The freehold property at 131 Kingseat Road in Patumahoe and associated going concern business are now being marketed for sale by tender through Bayleys Pukekohe, with tenders closing on August 28.
Bayleys Pukekohe salesperson Ben Jameson said the business had an on-going supply contract with major poultry meat producer Brinks New Zealand – with the option for any purchaser of the property and business to transfer over that supply contract with Brinks approval.
“The business has reported an average gross income of $302,164 over the past four financial years – delivering sustained substantial profits annually,” Mr Jameson said.
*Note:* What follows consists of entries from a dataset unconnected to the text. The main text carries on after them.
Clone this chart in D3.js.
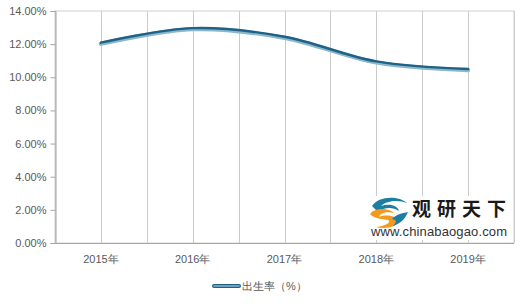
<!DOCTYPE html>
<html>
<head lang="zh">
  <meta charset="utf-8">
  <title>出生率</title>
  <script src="https://d3js.org/d3.v7.min.js" charset="utf-8"></script>
  <style>
    body { margin: 0; background: #fff; }
    text { font-family: "Liberation Sans", Arial, sans-serif; }
  </style>
</head>
<body>
  <script>

    // data
    var years = ["2015年", "2016年", "2017年", "2018年", "2019年"];
    var birthRate = [12.07, 12.95, 12.43, 10.94, 10.48];
    var yTicks = [0, 2, 4, 6, 8, 10, 12, 14];
    var seriesName = "出生率（%）";

    var width = 520;
    var height = 306;
    var margin = {top: 11, right: 6, bottom: 63, left: 55};

    var svg = d3.select("body")
      .append("svg")
      .attr("width", width)
      .attr("height", height);

    var x = d3.scaleBand()
      .domain(years)
      .range([margin.left, width - margin.right]);

    var y = d3.scaleLinear()
      .domain([0, 14])
      .range([height - margin.bottom, margin.top]);

    var plotW = x.range()[1] - x.range()[0];
    var plotH = y.range()[0] - y.range()[1];

    // plot border
    svg.append("rect")
      .attr("x", margin.left)
      .attr("y", margin.top)
      .attr("width", plotW)
      .attr("height", plotH)
      .attr("fill", "none")
      .attr("stroke", "#d0d0d0")
      .attr("stroke-width", 1);

    // vertical gridlines at category centres and boundaries
    var gx = [];
    years.forEach(function(d) {
      gx.push(x(d));
      gx.push(x(d) + x.bandwidth() / 2);
    });
    gx.push(x.range()[1]);

    svg.append("g")
      .selectAll("line")
      .data(gx)
      .enter().append("line")
        .attr("x1", function(d) { return Math.round(d) + 0.5; })
        .attr("x2", function(d) { return Math.round(d) + 0.5; })
        .attr("y1", margin.top)
        .attr("y2", y(0))
        .attr("stroke", "#cccccc")
        .attr("stroke-width", 1);

    // y axis
    var yAxis = svg.append("g")
      .attr("transform", "translate(" + (margin.left + 0.5) + ",0)")
      .call(d3.axisLeft(y)
        .tickValues(yTicks)
        .tickSize(5)
        .tickPadding(4)
        .tickFormat(function(d) { return d.toFixed(2) + "%"; }));
    yAxis.selectAll("path, line").attr("stroke", "#a6a6a6");
    yAxis.selectAll("text")
      .attr("fill", "#595959")
      .style("font-size", "11px")
      .style("font-family", "'Liberation Sans', Arial, sans-serif");

    // x axis line
    svg.append("line")
      .attr("x1", margin.left)
      .attr("x2", x.range()[1])
      .attr("y1", Math.round(y(0)) + 0.5)
      .attr("y2", Math.round(y(0)) + 0.5)
      .attr("stroke", "#a6a6a6")
      .attr("stroke-width", 1.2);

    svg.append("g")
      .selectAll("text")
      .data(years)
      .enter().append("text")
        .attr("x", function(d) { return x(d) + x.bandwidth() / 2; })
        .attr("y", y(0) + 20)
        .attr("text-anchor", "middle")
        .attr("fill", "#595959")
        .style("font-size", "11px")
        .text(function(d) { return d; });

    // watermark
    var wm = svg.append("g");
    wm.append("rect")
      .attr("x", 366).attr("y", 196)
      .attr("width", 146).attr("height", 44)
      .attr("fill", "#fff");
    // logo
    wm.append("path")
      .attr("d", "M372,206 C378,196 398,195 407,203 C400,200 387,200 381,206 C390,203 398,206 399,211 C393,207 384,207 378,212 Z")
      .attr("fill", "#1a7fa3");
    wm.append("path")
      .attr("d", "M370,214 C374,208 388,207 394,213 C387,211 380,213 379,217 C386,214 396,216 397,220 C400,226 386,230 376,227 C386,226 392,222 388,220 C382,219 375,219 370,214 Z")
      .attr("fill", "#f39a1c");
    wm.append("path")
      .attr("d", "M392,219 C396,214 404,213 408,212 C405,220 399,224 393,226 C397,222 397,220 392,219 Z")
      .attr("fill", "#1a7fa3");
    wm.append("text")
      .attr("x", 412).attr("y", 216)
      .attr("textLength", 94)
      .attr("fill", "#1a1a1a")
      .style("font-size", "19px")
      .style("font-weight", "bold")
      .style("font-family", "'Noto Sans CJK SC', sans-serif")
      .text("观研天下");
    wm.append("text")
      .attr("x", 371).attr("y", 236)
      .attr("textLength", 136)
      .attr("fill", "#333")
      .style("font-size", "13px")
      .text("www.chinabaogao.com");

    // line
    var line = d3.line()
      .x(function(d, i) { return x(years[i]) + x.bandwidth() / 2; })
      .y(function(d) { return y(d); })
      .curve(d3.curveCatmullRom.alpha(0.5));

    svg.append("path")
      .datum(birthRate)
      .attr("d", line)
      .attr("transform", "translate(0,0.8)")
      .attr("fill", "none")
      .attr("stroke", "#8db7cb")
      .attr("stroke-width", 4.2)
      .attr("stroke-linecap", "round");

    svg.append("path")
      .datum(birthRate)
      .attr("d", line)
      .attr("transform", "translate(0,-0.3)")
      .attr("fill", "none")
      .attr("stroke", "#1e6287")
      .attr("stroke-width", 2.4)
      .attr("stroke-linecap", "round");

    // legend
    var lg = svg.append("g").attr("transform", "translate(213,286)");
    lg.append("line")
      .attr("x1", 1).attr("x2", 26)
      .attr("stroke", "#1e6287")
      .attr("stroke-width", 4)
      .attr("stroke-linecap", "round");
    lg.append("line")
      .attr("x1", 1).attr("x2", 26)
      .attr("stroke", "#8db7cb")
      .attr("stroke-width", 1.6)
      .attr("stroke-linecap", "round");
    lg.append("text")
      .attr("x", 29).attr("y", 4)
      .attr("fill", "#595959")
      .style("font-size", "11px")
      .text(seriesName);

  </script>
</body>
</html>
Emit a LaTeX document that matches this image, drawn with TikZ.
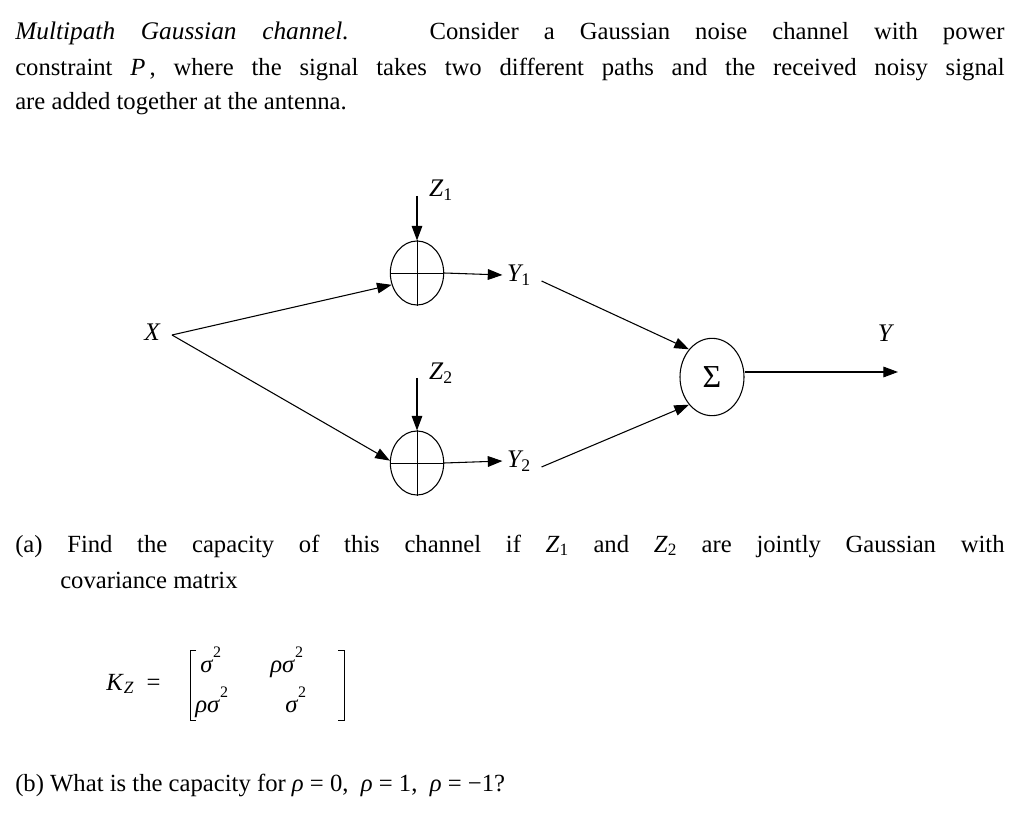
\documentclass[tikz,border=0pt]{standalone}
\usepackage{fontspec}
\setmainfont{Liberation Serif}
\usetikzlibrary{arrows.meta,shapes.geometric}
\newcommand{\sq}{\raisebox{0.6em}{\fontsize{12}{12}\selectfont\upshape 2}}
\begin{document}
\begin{tikzpicture}[x=0.75pt,y=-0.75pt,
  lbl/.style={font=\fontsize{19}{22}\selectfont\itshape},
  txt/.style={anchor=base west,inner sep=0pt,font=\fontsize{18.5}{22}\selectfont},
  adder/.style={ellipse,draw,thick,minimum width=40,minimum height=48,inner sep=0pt},
  ar/.style={thick,-{Triangle[length=11pt,width=8pt]}},
  brk/.style={thin}]
\useasboundingbox (0,0) rectangle (1024,830);
% text
\node[txt] (t1) at (15,40) {\makebox[742pt][s]{{\fontsize{19}{22}\selectfont\itshape Multipath Gaussian channel.}\hspace{12pt} Consider a Gaussian noise channel with power}};
\node[txt] (t2) at (15,76) {\makebox[742pt][s]{constraint \textit{P}\,, where the signal takes two different paths and the received noisy signal}};
\node[txt] (t3) at (15,110) {are added together at the antenna.};
\node[txt] (ta) at (15,552) {\makebox[742pt][s]{(a) Find the capacity of this channel if \textit{Z}\textsubscript{1} and \textit{Z}\textsubscript{2} are jointly Gaussian with}};
\node[txt] (ta2) at (60,588) {covariance matrix};
\node[txt] (kz) at (106,690) {\textit{K}\textsubscript{\textit{Z}} \ =};
\node[txt] (m11) at (200,672) {\textit{σ}\sq};
\node[txt] (m12) at (270,672) {\textit{ρσ}\sq};
\node[txt] (m21) at (195,712) {\textit{ρσ}\sq};
\node[txt] (m22) at (285,712) {\textit{σ}\sq};
\draw[brk] (196,650)--(190,650)--(190,720)--(196,720);
\draw[brk] (338,650)--(344,650)--(344,720)--(338,720);
\node[txt] (tb) at (15,791) {(b) What is the capacity for \textit{ρ} = 0, \ \textit{ρ} = 1, \ \textit{ρ} = −1?};
% diagram
\coordinate (X) at (172,335);
\node[lbl] (xl) at (152,332) {X};
\node[adder] (A1) at (417,273) {};
\node[adder] (A2) at (417,463) {};
\draw[thin] (A1.north)--(A1.south) (A1.west)--(A1.east);
\draw[thin] (A2.north)--(A2.south) (A2.west)--(A2.east);
\coordinate (z1s) at (417,196);
\coordinate (z2s) at (417,378);
\node[lbl] (z1) at (441,190) {Z\textsubscript{\upshape 1}};
\node[lbl] (z2) at (441,373) {Z\textsubscript{\upshape 2}};
\draw[ar] (z1s)--(A1.north);
\draw[ar] (z2s)--(A2.north);
\draw[ar] (X)--(A1.205);
\draw[ar] (X)--(A2.175);
\node[lbl] (y1) at (519,275) {Y\textsubscript{\upshape 1}};
\node[lbl] (y2) at (519,461) {Y\textsubscript{\upshape 2}};
\draw[ar] (A1.east)--(y1.west);
\draw[ar] (A2.east)--(y2.west);
\node[ellipse,draw,thick,minimum width=48,minimum height=58,inner sep=0pt,font=\fontsize{24}{26}\selectfont] (S) at (712,377) {Σ};
\draw[ar] (y1.east)++(6,6) coordinate (y1e) (y1e)--(S.north west);
\draw[ar] (y2.east)++(6,6) coordinate (y2e) (y2e)--(S.south west);
\coordinate (yo) at (898,372);
\node[lbl] (yl) at (885,333) {Y};
\draw[ar] (S.east|-yo)--(yo);
\end{tikzpicture}
\end{document}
“The business works in partnership with Brinks as the end purchaser of all poultry meat grown on the farm – ensuring that high standards are maintained along every step of the process. If required, both the vendor and Brinks as the customer are willing to undertake a transitional management training ‘hand-over’ period with a suitable purchaser to ensure that quality standards are maintained.
“For example, at the conclusion of each ‘run’ where fully grown poultry is harvested, the concrete floor sheds are thoroughly cleaned out by contractors, dried, and aired, before a new delivery of wood shavings is laid down and the next batch of chicks are introduced.”
Irrigation for the property is sourced from a consented four-inch bore, with water circulated through two pressure pumps in addition to supplying the residential dwelling, and a pair of 25,000 litre storage tanks.
Mr Jameson said the poultry production sheds were located at the opposite end of the property from the residential dwelling – separated by some 4.5 hectares of undulating grazing land suitable for sustaining a small number of domestic livestock. He said a sealed access road – complete with running loop immediately in front of the sheds - connected the two locations.